## Start

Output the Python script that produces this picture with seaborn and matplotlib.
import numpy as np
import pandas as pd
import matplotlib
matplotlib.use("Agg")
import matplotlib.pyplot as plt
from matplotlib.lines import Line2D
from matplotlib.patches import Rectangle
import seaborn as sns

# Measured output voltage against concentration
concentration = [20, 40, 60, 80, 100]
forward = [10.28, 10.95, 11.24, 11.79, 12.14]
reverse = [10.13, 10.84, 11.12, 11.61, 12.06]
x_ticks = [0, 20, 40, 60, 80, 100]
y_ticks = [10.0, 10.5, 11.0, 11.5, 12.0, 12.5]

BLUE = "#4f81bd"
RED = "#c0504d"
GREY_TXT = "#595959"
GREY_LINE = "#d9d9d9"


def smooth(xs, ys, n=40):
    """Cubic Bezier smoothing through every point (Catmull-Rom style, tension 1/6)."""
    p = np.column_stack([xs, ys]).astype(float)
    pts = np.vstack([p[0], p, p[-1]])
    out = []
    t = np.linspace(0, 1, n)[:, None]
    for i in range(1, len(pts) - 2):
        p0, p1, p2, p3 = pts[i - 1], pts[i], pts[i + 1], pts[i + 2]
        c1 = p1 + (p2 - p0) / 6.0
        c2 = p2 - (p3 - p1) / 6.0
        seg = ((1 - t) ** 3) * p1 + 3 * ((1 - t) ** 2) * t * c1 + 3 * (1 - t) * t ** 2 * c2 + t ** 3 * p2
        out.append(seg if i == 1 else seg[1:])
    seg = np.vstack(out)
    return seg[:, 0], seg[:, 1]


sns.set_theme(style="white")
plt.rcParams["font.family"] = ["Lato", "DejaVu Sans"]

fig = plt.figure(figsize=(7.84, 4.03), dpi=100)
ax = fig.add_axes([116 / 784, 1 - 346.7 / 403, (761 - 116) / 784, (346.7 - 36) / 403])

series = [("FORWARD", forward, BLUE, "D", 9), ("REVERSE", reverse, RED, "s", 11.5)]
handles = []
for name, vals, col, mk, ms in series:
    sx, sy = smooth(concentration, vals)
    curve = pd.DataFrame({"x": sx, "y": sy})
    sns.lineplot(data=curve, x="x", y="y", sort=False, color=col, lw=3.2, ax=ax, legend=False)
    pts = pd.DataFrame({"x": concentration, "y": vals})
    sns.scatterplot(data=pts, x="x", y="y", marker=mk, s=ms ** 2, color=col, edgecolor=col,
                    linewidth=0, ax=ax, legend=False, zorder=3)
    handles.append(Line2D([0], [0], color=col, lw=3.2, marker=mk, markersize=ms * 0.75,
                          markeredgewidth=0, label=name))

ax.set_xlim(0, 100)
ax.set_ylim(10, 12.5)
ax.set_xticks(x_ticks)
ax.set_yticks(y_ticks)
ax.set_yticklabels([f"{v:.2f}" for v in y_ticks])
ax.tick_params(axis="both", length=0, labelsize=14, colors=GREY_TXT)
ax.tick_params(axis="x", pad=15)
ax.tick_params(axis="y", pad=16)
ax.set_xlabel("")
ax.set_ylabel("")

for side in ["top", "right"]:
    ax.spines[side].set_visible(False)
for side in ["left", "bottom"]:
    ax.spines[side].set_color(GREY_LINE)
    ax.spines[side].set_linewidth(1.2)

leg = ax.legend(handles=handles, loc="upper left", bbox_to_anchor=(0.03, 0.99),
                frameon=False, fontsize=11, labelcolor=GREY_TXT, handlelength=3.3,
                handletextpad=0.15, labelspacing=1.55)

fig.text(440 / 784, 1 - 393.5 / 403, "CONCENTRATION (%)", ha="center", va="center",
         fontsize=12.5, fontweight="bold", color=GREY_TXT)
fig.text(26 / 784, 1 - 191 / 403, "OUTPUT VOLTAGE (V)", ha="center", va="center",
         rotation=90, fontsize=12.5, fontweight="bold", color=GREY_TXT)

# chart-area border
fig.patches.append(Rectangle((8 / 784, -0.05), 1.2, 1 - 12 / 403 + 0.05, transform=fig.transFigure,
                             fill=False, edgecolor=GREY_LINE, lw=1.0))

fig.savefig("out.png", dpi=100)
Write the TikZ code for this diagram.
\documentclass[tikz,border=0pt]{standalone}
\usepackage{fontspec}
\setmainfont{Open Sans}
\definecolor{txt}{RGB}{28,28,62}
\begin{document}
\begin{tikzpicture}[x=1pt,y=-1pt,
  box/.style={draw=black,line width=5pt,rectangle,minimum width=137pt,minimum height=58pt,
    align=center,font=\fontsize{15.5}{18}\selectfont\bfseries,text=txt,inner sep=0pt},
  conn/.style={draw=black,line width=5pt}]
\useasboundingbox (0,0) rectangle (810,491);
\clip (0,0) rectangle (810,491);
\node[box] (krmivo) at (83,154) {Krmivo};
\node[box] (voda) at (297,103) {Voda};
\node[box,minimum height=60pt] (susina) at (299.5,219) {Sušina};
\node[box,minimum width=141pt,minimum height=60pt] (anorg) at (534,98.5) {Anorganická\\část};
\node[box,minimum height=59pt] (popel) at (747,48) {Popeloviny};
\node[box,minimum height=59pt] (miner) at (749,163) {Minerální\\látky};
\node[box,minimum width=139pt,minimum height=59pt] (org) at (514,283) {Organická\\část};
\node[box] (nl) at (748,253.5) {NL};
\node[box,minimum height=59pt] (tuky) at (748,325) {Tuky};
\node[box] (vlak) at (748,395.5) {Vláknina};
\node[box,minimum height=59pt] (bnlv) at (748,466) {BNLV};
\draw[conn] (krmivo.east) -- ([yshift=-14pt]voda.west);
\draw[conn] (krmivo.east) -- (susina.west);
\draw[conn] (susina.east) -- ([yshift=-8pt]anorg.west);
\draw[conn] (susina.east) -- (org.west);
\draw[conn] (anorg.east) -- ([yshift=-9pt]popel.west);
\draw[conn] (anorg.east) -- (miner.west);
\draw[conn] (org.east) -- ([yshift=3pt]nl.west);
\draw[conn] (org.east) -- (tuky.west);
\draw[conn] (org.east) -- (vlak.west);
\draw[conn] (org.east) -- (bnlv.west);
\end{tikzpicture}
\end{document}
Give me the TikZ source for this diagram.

## End

_Stated goal_
Write the data out again in full and exactly.

_Result of this exercise_
Output the Python script that produces this picture with seaborn and matplotlib.
import numpy as np
import pandas as pd
import matplotlib
matplotlib.use("Agg")
import matplotlib.pyplot as plt
from matplotlib.lines import Line2D
from matplotlib.patches import Rectangle
import seaborn as sns

# Measured output voltage against concentration
concentration = [20, 40, 60, 80, 100]
forward = [10.28, 10.95, 11.24, 11.79, 12.14]
reverse = [10.13, 10.84, 11.12, 11.61, 12.06]
x_ticks = [0, 20, 40, 60, 80, 100]
y_ticks = [10.0, 10.5, 11.0, 11.5, 12.0, 12.5]

BLUE = "#4f81bd"
RED = "#c0504d"
GREY_TXT = "#595959"
GREY_LINE = "#d9d9d9"


def smooth(xs, ys, n=40):
    """Cubic Bezier smoothing through every point (Catmull-Rom style, tension 1/6)."""
    p = np.column_stack([xs, ys]).astype(float)
    pts = np.vstack([p[0], p, p[-1]])
    out = []
    t = np.linspace(0, 1, n)[:, None]
    for i in range(1, len(pts) - 2):
        p0, p1, p2, p3 = pts[i - 1], pts[i], pts[i + 1], pts[i + 2]
        c1 = p1 + (p2 - p0) / 6.0
        c2 = p2 - (p3 - p1) / 6.0
        seg = ((1 - t) ** 3) * p1 + 3 * ((1 - t) ** 2) * t * c1 + 3 * (1 - t) * t ** 2 * c2 + t ** 3 * p2
        out.append(seg if i == 1 else seg[1:])
    seg = np.vstack(out)
    return seg[:, 0], seg[:, 1]


sns.set_theme(style="white")
plt.rcParams["font.family"] = ["Lato", "DejaVu Sans"]

fig = plt.figure(figsize=(7.84, 4.03), dpi=100)
ax = fig.add_axes([116 / 784, 1 - 346.7 / 403, (761 - 116) / 784, (346.7 - 36) / 403])

series = [("FORWARD", forward, BLUE, "D", 9), ("REVERSE", reverse, RED, "s", 11.5)]
handles = []
for name, vals, col, mk, ms in series:
    sx, sy = smooth(concentration, vals)
    curve = pd.DataFrame({"x": sx, "y": sy})
    sns.lineplot(data=curve, x="x", y="y", sort=False, color=col, lw=3.2, ax=ax, legend=False)
    pts = pd.DataFrame({"x": concentration, "y": vals})
    sns.scatterplot(data=pts, x="x", y="y", marker=mk, s=ms ** 2, color=col, edgecolor=col,
                    linewidth=0, ax=ax, legend=False, zorder=3)
    handles.append(Line2D([0], [0], color=col, lw=3.2, marker=mk, markersize=ms * 0.75,
                          markeredgewidth=0, label=name))

ax.set_xlim(0, 100)
ax.set_ylim(10, 12.5)
ax.set_xticks(x_ticks)
ax.set_yticks(y_ticks)
ax.set_yticklabels([f"{v:.2f}" for v in y_ticks])
ax.tick_params(axis="both", length=0, labelsize=14, colors=GREY_TXT)
ax.tick_params(axis="x", pad=15)
ax.tick_params(axis="y", pad=16)
ax.set_xlabel("")
ax.set_ylabel("")

for side in ["top", "right"]:
    ax.spines[side].set_visible(False)
for side in ["left", "bottom"]:
    ax.spines[side].set_color(GREY_LINE)
    ax.spines[side].set_linewidth(1.2)

leg = ax.legend(handles=handles, loc="upper left", bbox_to_anchor=(0.03, 0.99),
                frameon=False, fontsize=11, labelcolor=GREY_TXT, handlelength=3.3,
                handletextpad=0.15, labelspacing=1.55)

fig.text(440 / 784, 1 - 393.5 / 403, "CONCENTRATION (%)", ha="center", va="center",
         fontsize=12.5, fontweight="bold", color=GREY_TXT)
fig.text(26 / 784, 1 - 191 / 403, "OUTPUT VOLTAGE (V)", ha="center", va="center",
         rotation=90, fontsize=12.5, fontweight="bold", color=GREY_TXT)

# chart-area border
fig.patches.append(Rectangle((8 / 784, -0.05), 1.2, 1 - 12 / 403 + 0.05, transform=fig.transFigure,
                             fill=False, edgecolor=GREY_LINE, lw=1.0))

fig.savefig("out.png", dpi=100)
Write the TikZ code for this diagram.
\documentclass[tikz,border=0pt]{standalone}
\usepackage{fontspec}
\setmainfont{Open Sans}
\definecolor{txt}{RGB}{28,28,62}
\begin{document}
\begin{tikzpicture}[x=1pt,y=-1pt,
  box/.style={draw=black,line width=5pt,rectangle,minimum width=137pt,minimum height=58pt,
    align=center,font=\fontsize{15.5}{18}\selectfont\bfseries,text=txt,inner sep=0pt},
  conn/.style={draw=black,line width=5pt}]
\useasboundingbox (0,0) rectangle (810,491);
\clip (0,0) rectangle (810,491);
\node[box] (krmivo) at (83,154) {Krmivo};
\node[box] (voda) at (297,103) {Voda};
\node[box,minimum height=60pt] (susina) at (299.5,219) {Sušina};
\node[box,minimum width=141pt,minimum height=60pt] (anorg) at (534,98.5) {Anorganická\\část};
\node[box,minimum height=59pt] (popel) at (747,48) {Popeloviny};
\node[box,minimum height=59pt] (miner) at (749,163) {Minerální\\látky};
\node[box,minimum width=139pt,minimum height=59pt] (org) at (514,283) {Organická\\část};
\node[box] (nl) at (748,253.5) {NL};
\node[box,minimum height=59pt] (tuky) at (748,325) {Tuky};
\node[box] (vlak) at (748,395.5) {Vláknina};
\node[box,minimum height=59pt] (bnlv) at (748,466) {BNLV};
\draw[conn] (krmivo.east) -- ([yshift=-14pt]voda.west);
\draw[conn] (krmivo.east) -- (susina.west);
\draw[conn] (susina.east) -- ([yshift=-8pt]anorg.west);
\draw[conn] (susina.east) -- (org.west);
\draw[conn] (anorg.east) -- ([yshift=-9pt]popel.west);
\draw[conn] (anorg.east) -- (miner.west);
\draw[conn] (org.east) -- ([yshift=3pt]nl.west);
\draw[conn] (org.east) -- (tuky.west);
\draw[conn] (org.east) -- (vlak.west);
\draw[conn] (org.east) -- (bnlv.west);
\end{tikzpicture}
\end{document}
Give me the TikZ source for this diagram.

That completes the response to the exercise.